## Exercise
Using the records provided below, locate and copy each line that contains the word "React".

## Material provided
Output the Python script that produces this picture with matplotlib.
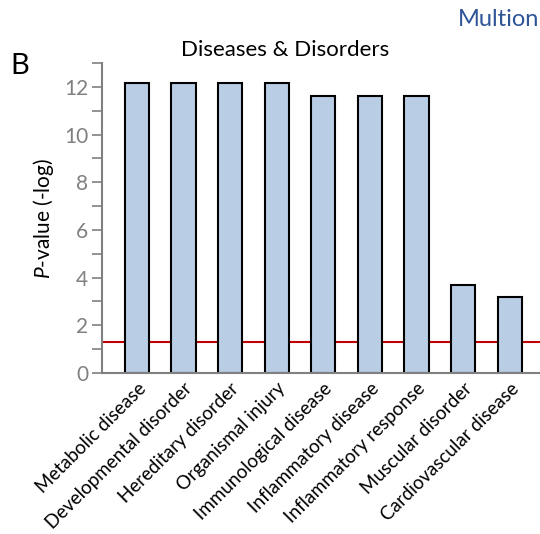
import matplotlib
matplotlib.use("Agg")
import matplotlib.pyplot as plt
from matplotlib.ticker import MultipleLocator

plt.rcParams['font.family'] = ['Lato', 'DejaVu Sans']
plt.rcParams['mathtext.fontset'] = 'custom'
plt.rcParams['mathtext.it'] = 'Lato:italic'
plt.rcParams['mathtext.rm'] = 'Lato'

categories = ["Metabolic disease", "Developmental disorder", "Hereditary disorder",
              "Organismal injury", "Immunological disease", "Inflammatory disease",
              "Inflammatory response", "Muscular disorder", "Cardiovascular disease"]
values = [12.17, 12.17, 12.17, 12.17, 11.62, 11.62, 11.62, 3.69, 3.19]
threshold = 1.3

fig = plt.figure(figsize=(5.4, 5.34), dpi=100)
ax = fig.add_axes([102/540, 1-373/534, 1-102/540, 310/534])

x = list(range(len(categories)))
ax.axhline(threshold, color='#C00000', lw=1.5, zorder=1)
ax.bar(x, values, width=0.52, color='#B9CDE5', edgecolor='black', linewidth=1.5, zorder=2)

ax.set_xlim(-0.75, 8.65)
ax.set_ylim(0, 13)
ax.yaxis.set_major_locator(MultipleLocator(2))
ax.yaxis.set_minor_locator(MultipleLocator(1))
ax.tick_params(axis='y', which='major', length=7, width=1.2, color='#808080',
               labelcolor='#808080', labelsize=15, pad=3)
ax.tick_params(axis='y', which='minor', length=7, width=1.2, color='#808080')
ax.tick_params(axis='x', length=0, pad=5)
for s in ['top', 'right']:
    ax.spines[s].set_visible(False)
for s in ['left', 'bottom']:
    ax.spines[s].set_color('#808080')
    ax.spines[s].set_linewidth(1.5)

ax.set_xticks(x)
ax.set_xticklabels(categories, rotation=45, ha='right', rotation_mode='anchor',
                   fontsize=13.5, color='black')
ax.set_ylabel(r"$\it{P}$-value (-log)", fontsize=15, labelpad=6)

fig.text(285/540, 1-50/534, "Diseases & Disorders", ha='center', va='center', fontsize=16)
fig.text(10/540, 1-66/534, "B", ha='left', va='center', fontsize=21)
fig.text(458/540, 1-20/534, "Multion", ha='left', va='center', fontsize=17, color='#2F5597')

fig.savefig("out.png", dpi=100)
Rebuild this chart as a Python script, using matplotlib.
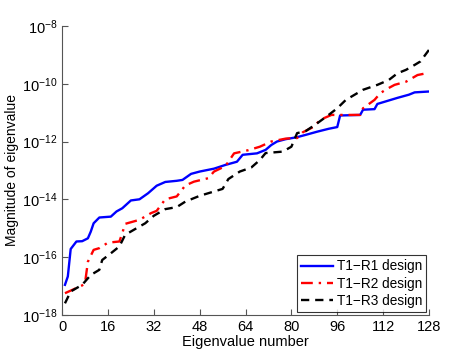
import matplotlib
matplotlib.use("Agg")
import matplotlib.pyplot as plt
import numpy as np

plt.rcParams["font.family"] = ["Liberation Sans", "DejaVu Sans"]
plt.rcParams["mathtext.default"] = "regular"

# eigenvalue index and log10 of magnitude
r1_idx = [1, 2, 3, 5, 7, 9, 10, 11, 13, 17, 19, 21, 24, 27, 30, 33, 36, 40, 42, 45,
          48, 53, 57, 61, 63, 68, 71, 73, 75, 78, 82, 85, 89, 93, 96, 97, 104, 105,
          109, 110, 117, 121, 123, 128]
r1_exp = [-16.96, -16.67, -15.72, -15.46, -15.45, -15.35, -15.12, -14.83, -14.63,
          -14.60, -14.42, -14.31, -14.04, -14.00, -13.79, -13.53, -13.40, -13.36,
          -13.33, -13.12, -13.04, -12.94, -12.81, -12.70, -12.46, -12.41, -12.29,
          -12.12, -12.00, -11.92, -11.85, -11.77, -11.66, -11.56, -11.50, -11.10,
          -11.08, -10.90, -10.88, -10.70, -10.49, -10.38, -10.30, -10.27]

r2_idx = [1, 7, 8, 9, 11, 13, 16, 20, 21, 22, 27, 31, 33, 36, 40, 43, 46, 51, 53,
          57, 60, 65, 69, 73, 78, 82, 84, 88, 90, 94, 104, 105, 109, 111, 113, 116,
          120, 124, 128]
r2_exp = [-17.25, -16.98, -16.90, -16.16, -15.75, -15.69, -15.50, -15.46, -15.17,
          -14.85, -14.71, -14.48, -14.40, -14.00, -13.90, -13.52, -13.39, -13.27,
          -13.04, -12.85, -12.41, -12.30, -12.18, -12.00, -11.90, -11.88, -11.68,
          -11.48, -11.25, -11.08, -11.08, -10.85, -10.56, -10.33, -10.20, -10.04,
          -9.93, -9.70, -9.62]

r3_idx = [1, 3, 7, 10, 13, 14, 17, 20, 22, 26, 29, 32, 36, 40, 43, 48, 53, 56, 58,
          62, 66, 69, 71, 77, 80, 82, 85, 89, 93, 96, 99, 105, 110, 114, 117, 120,
          123, 125, 128]
r3_exp = [-17.60, -17.19, -16.96, -16.62, -16.44, -16.10, -15.87, -15.63, -15.23,
          -15.00, -14.83, -14.57, -14.34, -14.27, -14.08, -13.88, -13.73, -13.64,
          -13.30, -13.04, -12.90, -12.64, -12.40, -12.35, -12.18, -11.71, -11.64,
          -11.37, -11.08, -10.85, -10.56, -10.21, -10.04, -9.87, -9.64, -9.52,
          -9.35, -9.23, -8.83]

labels = ["T1\u2212R1 design", "T1\u2212R2 design", "T1\u2212R3 design"]
x_ticks = [0, 16, 32, 48, 64, 80, 96, 112, 128]

fig = plt.figure(figsize=(4.74, 3.55), dpi=100)
ax = fig.add_axes([0.131, 0.113, 0.774, 0.814])

ax.semilogy(r1_idx, 10.0 ** np.array(r1_exp), color="#0000ff", lw=1.7, ls="-", label=labels[0])
ax.semilogy(r2_idx, 10.0 ** np.array(r2_exp), color="#ff0000", lw=1.7, ls=(0, (5, 2.5, 1, 2.5)), label=labels[1])
ax.semilogy(r3_idx, 10.0 ** np.array(r3_exp), color="black", lw=1.7, ls=(0, (3.5, 2.5)), label=labels[2])

ax.set_xlim(0, 128)
ax.set_ylim(1e-18, 1e-8)
ax.set_xticks(x_ticks)
ax.set_yticks([1e-18, 1e-16, 1e-14, 1e-12, 1e-10, 1e-8])
ax.yaxis.set_minor_locator(matplotlib.ticker.NullLocator())

for side in ["top", "right"]:
    ax.spines[side].set_visible(False)
for side in ["left", "bottom"]:
    ax.spines[side].set_color("#555555")
    ax.spines[side].set_linewidth(0.8)
ax.tick_params(direction="in", length=4, width=0.8, color="#555555",
               labelsize=10.5, labelcolor="black")

ax.set_xlabel("Eigenvalue number", fontsize=10.5, labelpad=1)
ax.set_ylabel("Magnitude of eigenvalue", fontsize=10, labelpad=2)

leg = ax.legend(loc="lower right", fontsize=9.8, frameon=True, fancybox=False,
                handlelength=2.3, handletextpad=0.3, borderpad=0.3,
                labelspacing=0.25, borderaxespad=0.2)
leg.get_frame().set_edgecolor("black")
leg.get_frame().set_linewidth(0.8)

fig.savefig("out.png", dpi=100)
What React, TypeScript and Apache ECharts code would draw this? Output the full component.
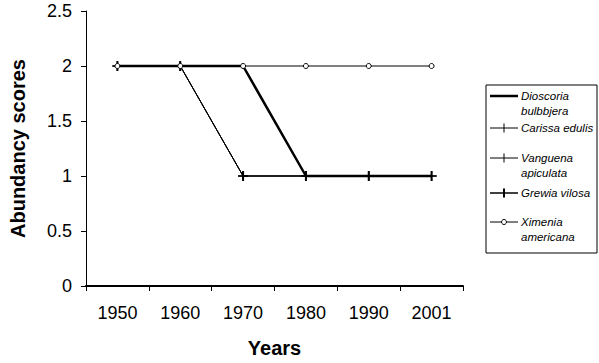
import React, { useEffect, useRef } from "react";
import * as echarts from "echarts";

const years = ["1950", "1960", "1970", "1980", "1990", "2001"];
const dioscoria = [2, 2, 2, 1, 1, 1];
const carissa = [2, 2, 1, 1, 1, 1];
const vanguena = [2, 2, 1, 1, 1, 1];
const grewia = [2, 2, 1, 1, 1, 1];
const ximenia = [2, 2, 2, 2, 2, 2];
const seriesNames = [
  "Dioscoria bulbbjera",
  "Carissa edulis",
  "Vanguena apiculata",
  "Grewia vilosa",
  "Ximenia americana",
];

const FONT = '"Liberation Sans", Arial, sans-serif';
const PLUS = "path://M4.5,0H5.5V10H4.5Z M0,4.5H10V5.5H0Z";
const PLUS_BOLD = "path://M4,0H6V10H4Z M0,4.5H10V5.5H0Z";

export default function App() {
  const ref = useRef<HTMLDivElement>(null);
  useEffect(() => {
    if (!ref.current) return;
    document.body.style.margin = "0";
    const chart = echarts.init(ref.current, null, { renderer: "svg" });
    const lx0 = 490;
    const lx1 = 518;
    const tx = 521;
    const legendFont = `italic 11.5px ${FONT}`;
    const txt = (t: string, y: number) => ({
      type: "text",
      x: tx,
      y,
      style: { text: t, font: legendFont, fill: "#000", verticalAlign: "middle" },
    });
    const seg = (y: number, w: number) => ({
      type: "line",
      shape: { x1: lx0, y1: y, x2: lx1, y2: y },
      style: { stroke: "#000", lineWidth: w },
    });
    const plusV = (y: number, w: number) => ({
      type: "line",
      shape: { x1: 504, y1: y - 4.5, x2: 504, y2: y + 4.5 },
      style: { stroke: "#000", lineWidth: w },
    });
    chart.setOption({
      animation: false,
      grid: { left: 73, top: 11, right: 136, bottom: 76 },
      xAxis: {
        type: "category",
        data: years,
        boundaryGap: true,
        name: "Years",
        nameLocation: "middle",
        nameGap: 52,
        nameTextStyle: { fontFamily: FONT, fontSize: 20, fontWeight: "bold", color: "#000" },
        axisLine: { lineStyle: { color: "#000", width: 2 } },
        axisTick: { show: true, length: 5, inside: false, lineStyle: { color: "#000" } },
        axisLabel: { fontFamily: FONT, fontSize: 18, color: "#000", margin: 18 },
        splitLine: { show: false },
      },
      yAxis: {
        type: "value",
        min: 0,
        max: 2.5,
        interval: 0.5,
        name: "Abundancy scores",
        nameLocation: "middle",
        nameGap: 58,
        nameTextStyle: { fontFamily: FONT, fontSize: 20, fontWeight: "bold", color: "#000" },
        axisLine: { show: true, lineStyle: { color: "#000", width: 1 } },
        axisTick: { show: true, length: 5, lineStyle: { color: "#000" } },
        axisLabel: { fontFamily: FONT, fontSize: 18, color: "#000", margin: 14 },
        splitLine: { show: false },
      },
      series: [
        {
          name: seriesNames[0],
          type: "line",
          data: dioscoria,
          symbol: "none",
          lineStyle: { color: "#000", width: 2.5 },
          z: 2,
        },
        {
          name: seriesNames[1],
          type: "line",
          data: carissa,
          symbol: PLUS,
          symbolSize: 10,
          itemStyle: { color: "#000" },
          lineStyle: { color: "#000", width: 1 },
          z: 3,
        },
        {
          name: seriesNames[2],
          type: "line",
          data: vanguena,
          symbol: PLUS,
          symbolSize: 10,
          itemStyle: { color: "#000" },
          lineStyle: { color: "#000", width: 1 },
          z: 3,
        },
        {
          name: seriesNames[3],
          type: "line",
          data: grewia,
          symbol: PLUS_BOLD,
          symbolSize: 10,
          itemStyle: { color: "#000" },
          lineStyle: { color: "#000", width: 1 },
          z: 4,
        },
        {
          name: seriesNames[4],
          type: "line",
          data: ximenia,
          symbol: "circle",
          symbolSize: 5,
          itemStyle: { color: "#fff", borderColor: "#000", borderWidth: 1 },
          lineStyle: { color: "#000", width: 1 },
          z: 5,
        },
      ],
      graphic: [
        {
          type: "rect",
          shape: { x: 486, y: 85, width: 111, height: 168 },
          style: { fill: "#fff", stroke: "#000", lineWidth: 1 },
        },
        seg(96, 2.5),
        txt("Dioscoria", 96),
        txt("bulbbjera", 111),
        seg(128, 1),
        plusV(128, 1),
        txt("Carissa edulis", 128),
        seg(158, 1),
        plusV(158, 1),
        txt("Vanguena", 158),
        txt("apiculata", 173),
        seg(193, 1.5),
        plusV(193, 2),
        txt("Grewia vilosa", 193),
        seg(222, 1),
        {
          type: "circle",
          shape: { cx: 504, cy: 222, r: 2.5 },
          style: { fill: "#fff", stroke: "#000", lineWidth: 1 },
        },
        txt("Ximenia", 222),
        txt("americana", 237),
      ],
    });
    return () => chart.dispose();
  }, []);
  return <div ref={ref} style={{ width: 599, height: 363 }} />;
}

## Reply
What React, TypeScript and Apache ECharts code would draw this? Output the full component.
import React, { useEffect, useRef } from "react";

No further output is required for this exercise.